The most significant magazines banned are Donya-ye Tasvir (World of the Image), Sobh-e Zendegi (Morning of Life), Talash (Effort) and Haft (Seven). The commission also gave warnings to 13 other publications.

Such magazines regularly print articles and pictures of foreign film stars, as well as of Iranian actresses in the kinds of loose headscarves and tight-fitting clothes that are frowned upon by the Islamic authorities.

The latest issue of Donya-ye Tasvir carried articles about several Hollywood female stars including Naomi Watts, Reese Witherspoon and Nicole Kidman, all accompanied by pictures.

Iranian actresses have to observe the country’s Islamic dress rules when they appear in films but this has not stopped many from becoming feminine screen icons in the Islamic republic.

Iran’s film industry is one of its most treasured cultural assets and pictures by its greatest directors such as Abbas Kiarostami or Jafar Panahi have won international awards at prestigious festivals.

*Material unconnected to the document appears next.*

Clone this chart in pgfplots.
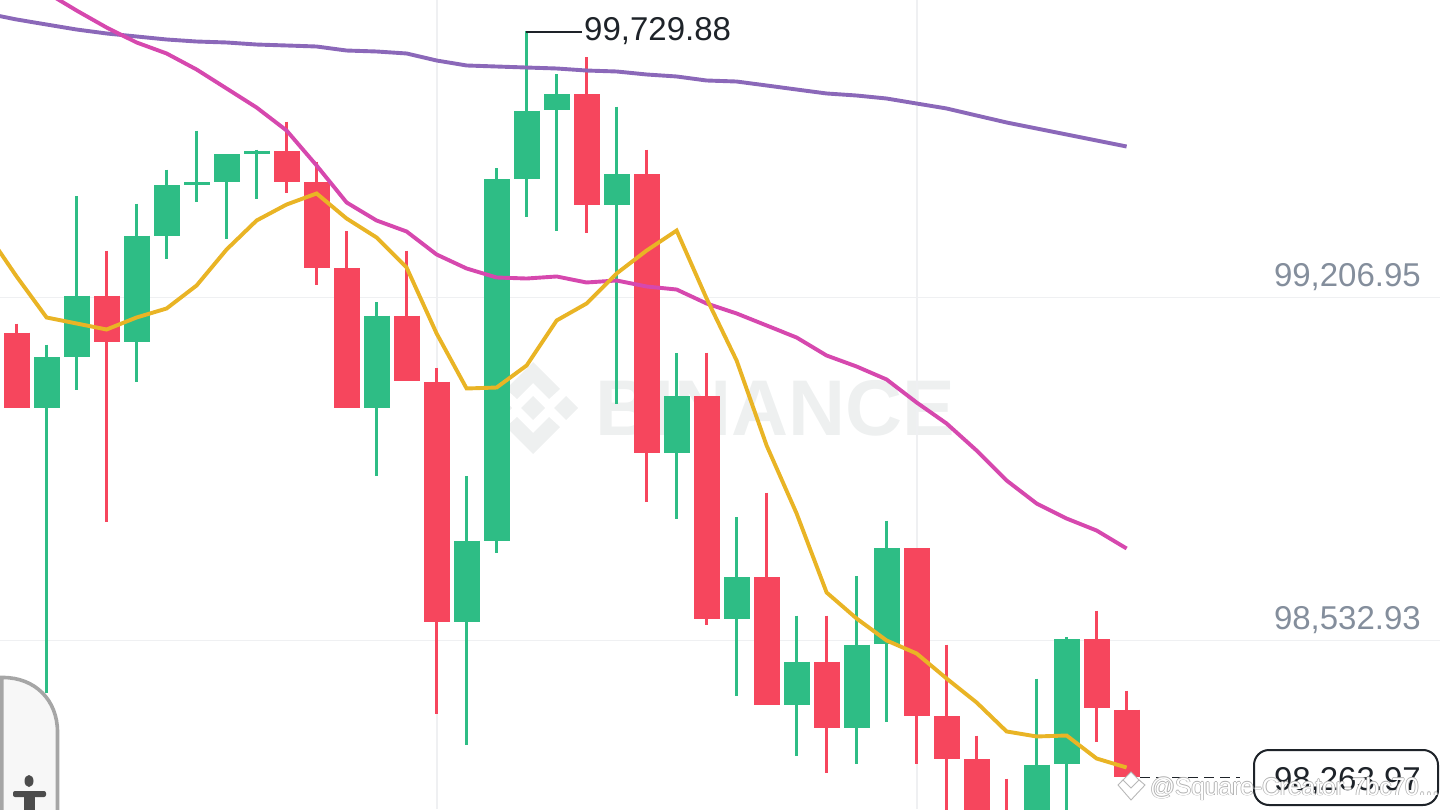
\documentclass[border=0pt]{standalone}
\usepackage{fontspec}
\setmainfont{Liberation Sans}
\usepackage{pgfplots}
\pgfplotsset{compat=1.18}
\definecolor{upg}{HTML}{2EBD85}
\definecolor{dnr}{HTML}{F6465D}
\definecolor{ma7}{HTML}{E9B425}
\definecolor{ma25}{HTML}{D648AE}
\definecolor{ma99}{HTML}{8B68B9}
\definecolor{gridc}{HTML}{EFF0F2}
\definecolor{lab}{HTML}{848E9C}
\definecolor{ink}{HTML}{1E2329}
\definecolor{wm}{HTML}{EEF0F0}
\begin{document}
\begin{tikzpicture}
\path[use as bounding box] (0,0) rectangle (1440pt,809pt);
\clip (0,0) rectangle (1440pt,809pt);
% exchange watermark behind the chart
\begin{scope}[x=1pt,y=-1pt,yshift=809pt]
\fill[wm] (533,362) -- (560,389) -- (549,399) -- (533,383) -- (517,399) -- (506,389) -- cycle;
\fill[wm] (533,454) -- (560,427) -- (549,417) -- (533,433) -- (517,417) -- (506,427) -- cycle;
\fill[wm] (533,396) -- (545,408) -- (533,420) -- (521,408) -- cycle;
\fill[wm] (566,396) -- (578,408) -- (566,420) -- (554,408) -- cycle;
\fill[wm] (500,396) -- (512,408) -- (500,420) -- (488,408) -- cycle;
\node[anchor=center,text=wm,inner sep=0pt] at (775,408)
  {\fontsize{79}{82}\selectfont\bfseries BINANCE};
\end{scope}
\begin{axis}[
  at={(0,0)},anchor=south west,
  scale only axis,width=1440pt,height=809pt,
  xmin=-0.6,xmax=1439.4,ymin=98201.9,ymax=99791.6,
  axis line style={draw=none},
  tick style={draw=none},
  xtick={436.1,916.1},ytick={99206.95,98532.93},
  xticklabels={},yticklabels={},
  grid=major,grid style={gridc,line width=1.6pt},
  unbounded coords=jump,
]
% green wicks
\addplot[upg,line width=3.5pt,forget plot] coordinates {
(46,99114.6)(46,98430.8)(46,nan)(76,99405.5)(76,99026.2)(76,nan)
(136,99391.7)(136,99040.0)(136,nan)(166,99458.5)(166,99283.6)(166,nan)
(196,99535.1)(196,99393.7)(196,nan)(226,99488.0)(226,99322.9)(226,nan)
(256,99497.8)(256,99399.6)(256,nan)(376,99197.2)(376,98855.3)(376,nan)
(466,98855.3)(466,98326.7)(466,nan)(496,99460.5)(496,98705.9)(496,nan)
(526,99729.88)(526,99364.2)(526,nan)(556,99645.2)(556,99338.6)(556,nan)
(616,99582.3)(616,98998.7)(616,nan)(676,99097.0)(676,98772.7)(676,nan)
(736,98774.7)(736,98424.9)(736,nan)(796,98582.1)(796,98305.1)(796,nan)
(856,98658.8)(856,98291.3)(856,nan)(886,98768.8)(886,98371.9)(886,nan)
(1036,98458.3)(1036,98081.0)(1036,nan)(1066,98538.9)(1066,98140.0)
};
% green bodies
\addplot[upg,line width=26pt,forget plot] coordinates {
(46,99089.1)(46,98990.8)(46,nan)(76,99210.9)(76,99089.1)(76,nan)
(136,99328.8)(136,99118.6)(136,nan)(166,99427.1)(166,99328.8)(166,nan)
(196,99433.0)(196,99427.1)(196,nan)(226,99488.0)(226,99433.0)(226,nan)
(256,99495.8)(256,99488.0)(256,nan)(376,99171.6)(376,98988.9)(376,nan)
(466,98729.5)(466,98570.3)(466,nan)(496,99438.9)(496,98729.5)(496,nan)
(526,99574.4)(526,99438.9)(526,nan)(556,99605.9)(556,99576.4)(556,nan)
(616,99448.7)(616,99387.8)(616,nan)(676,99012.5)(676,98900.5)(676,nan)
(736,98656.8)(736,98574.3)(736,nan)(796,98491.7)(796,98405.3)(796,nan)
(856,98525.1)(856,98362.0)(856,nan)(886,98713.8)(886,98527.1)(886,nan)
(1036,98289.3)(1036,98120.3)(1036,nan)(1066,98535.0)(1066,98291.3)
};
% red wicks
\addplot[dnr,line width=3.5pt,forget plot] coordinates {
(16,99155.9)(16,98990.8)(16,nan)(106,99299.3)(106,98766.8)(106,nan)
(286,99552.8)(286,99411.4)(286,nan)(316,99474.2)(316,99230.6)(316,nan)
(346,99336.7)(346,98988.9)(346,nan)(406,99299.3)(406,99043.9)(406,nan)
(436,99069.4)(436,98387.6)(436,nan)(586,99678.6)(586,99332.8)(586,nan)
(646,99497.8)(646,98806.1)(646,nan)(706,99098.9)(706,98562.5)(706,nan)
(766,98823.8)(766,98405.3)(766,nan)(826,98582.1)(826,98271.7)(826,nan)
(916,98713.8)(916,98291.3)(916,nan)(946,98525.1)(946,98159.6)(946,nan)
(976,98346.3)(976,98100.7)(976,nan)(1006,98261.8)(1006,98061.4)(1006,nan)
(1096,98591.9)(1096,98332.6)(1096,nan)(1126,98434.7)(1126,98263.97)
};
% red bodies
\addplot[dnr,line width=26pt,forget plot] coordinates {
(16,99138.2)(16,98990.8)(16,nan)(106,99210.9)(106,99118.6)(106,nan)
(286,99493.9)(286,99434.9)(286,nan)(316,99434.9)(316,99265.9)(316,nan)
(346,99264.0)(346,98988.9)(346,nan)(406,99171.6)(406,99043.9)(406,nan)
(436,99041.9)(436,98570.3)(436,nan)(586,99605.9)(586,99387.8)(586,nan)
(646,99448.7)(646,98900.5)(646,nan)(706,99012.5)(706,98574.3)(706,nan)
(766,98656.8)(766,98405.3)(766,nan)(826,98491.7)(826,98362.0)(826,nan)
(916,98713.8)(916,98383.7)(916,nan)(946,98383.7)(946,98299.2)(946,nan)
(976,98299.2)(976,98140.0)(976,nan)(1006,98159.6)(1006,98081.0)(1006,nan)
(1096,98535.0)(1096,98399.4)(1096,nan)(1126,98397.4)(1126,98263.97)
};
% MA(99)
\addplot[ma99,line width=3.9pt,forget plot] coordinates {
(-14,99765.1)(16,99753.3)(46,99743.4)(76,99733.6)(106,99725.8)(136,99719.9)
(166,99714.0)(196,99710.0)(226,99708.1)(256,99704.1)(286,99702.2)(316,99700.2)
(346,99692.3)(376,99690.4)(406,99686.5)(436,99672.7)(466,99662.9)(496,99660.9)
(526,99658.9)(556,99657.0)(586,99653.0)(616,99651.1)(646,99645.2)(676,99641.3)
(706,99633.4)(736,99631.4)(766,99623.6)(796,99615.7)(826,99607.9)(856,99603.9)
(886,99598.0)(916,99588.2)(946,99578.4)(976,99564.6)(1006,99550.9)(1036,99539.1)
(1066,99527.3)(1096,99515.5)(1126,99503.7)
};
% MA(25)
\addplot[ma25,line width=3.9pt,forget plot] coordinates {
(46,99806.3)(76,99770.9)(106,99737.5)(136,99708.1)(166,99686.5)(196,99655.0)
(226,99617.7)(256,99580.3)(286,99535.1)(316,99466.4)(346,99393.7)(376,99358.3)
(406,99336.7)(436,99291.5)(466,99264.0)(496,99246.3)(526,99244.3)(556,99248.3)
(586,99236.5)(616,99240.4)(646,99228.6)(676,99222.7)(706,99195.2)(736,99175.6)
(766,99152.0)(796,99128.4)(826,99093.0)(856,99071.4)(886,99045.9)(916,99000.7)
(946,98959.4)(976,98906.3)(1006,98847.4)(1036,98802.2)(1066,98772.7)(1096,98749.1)
(1126,98713.8)
};
% MA(7)
\addplot[ma7,line width=3.9pt,forget plot] coordinates {
(-14,99334.7)(16,99248.3)(46,99167.7)(76,99155.9)(106,99144.1)(136,99167.7)
(166,99185.4)(196,99230.6)(226,99301.3)(256,99358.3)(286,99389.7)(316,99411.4)
(346,99362.2)(376,99324.9)(406,99265.9)(436,99136.3)(466,99028.2)(496,99030.1)
(526,99073.4)(556,99161.8)(586,99195.2)(616,99254.2)(646,99299.3)(676,99338.6)
(706,99205.0)(736,99083.2)(766,98916.2)(796,98782.6)(826,98627.3)(856,98576.2)
(886,98533.0)(916,98507.5)(946,98458.3)(976,98411.2)(1006,98354.2)(1036,98344.4)
(1066,98346.3)(1096,98301.1)(1126,98283.4)
};
\end{axis}
\begin{scope}[x=1pt,y=-1pt,yshift=809pt]
% price annotations
\draw[ink,line width=1.6pt] (526,32) -- (582,32);
\node[anchor=base west,inner sep=0pt,text=ink] at (584,41) {\fontsize{33}{36}\selectfont 99,729.88};
\node[anchor=base east,inner sep=0pt,text=lab] at (1421,287) {\fontsize{33}{36}\selectfont 99,206.95};
\node[anchor=base east,inner sep=0pt,text=lab] at (1421,630) {\fontsize{33}{36}\selectfont 98,532.93};
\draw[ink,line width=1.6pt,dash pattern=on 10pt off 6pt] (1140,777.5) -- (1240,777.5);
\draw[ink,line width=2pt,rounded corners=15pt,fill=white] (1254,750) rectangle (1438,805);
\node[anchor=base east,inner sep=0pt,text=ink] at (1421,790) {\fontsize{33}{36}\selectfont 98,263.97};
% accessibility tab
\draw[fill=black!3,draw=black!35,line width=3.6pt] (1.7,830) -- (1.7,677.5) -- (3,677.5)
  .. controls (35,677.5) and (57.5,700) .. (57.5,732) -- (57.5,830);
\fill[black!70] (29,781) ellipse (4.5 and 6);
\fill[black!70,rounded corners=2pt] (13,791) rectangle (46,797);
\fill[black!70] (24,795) rectangle (35,812);
% source stamp
\foreach \dx/\dy in {-0.8/0,0.8/0,0/-0.8,0/0.8}{
\node[anchor=base west,inner sep=0pt,text=black!30] at ({1150+\dx},{795+\dy}) {\fontsize{24.5}{28}\selectfont @Square-Creator-7bc70...};}
\node[anchor=base west,inner sep=0pt,text=white] at (1150,795) {\fontsize{24.5}{28}\selectfont @Square-Creator-7bc70...};
\begin{scope}[draw=black!28,fill=white,line width=0.9pt]
\filldraw (1131,772) -- (1140,781) -- (1131,790) -- (1122,781) -- cycle;
\filldraw (1118,785) -- (1123,780) -- (1131,788) -- (1139,780) -- (1145,785) -- (1131,800) -- cycle;
\end{scope}
\end{scope}
\end{tikzpicture}
\end{document}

However the arthouse films so popular in the West often fail to win a license for being shown in Iran, where all films must be approved before screening to ensure they are in line with Islamic cultural standards.

In Tehran there are only a handful of cinemas which offer a selective screening of foreign movies, which are subject to heavy censorship of any scenes where actresses are scantly dressed.

Developments in cinema at home and abroad are followed by a myriad of glossy magazines, which are required reading for young culture connoisseurs.

Dozens of newspapers and magazines have been banned in Iran in recent years after the media industry flourished in the early years of the rule of reformist president Mohammad Khatami.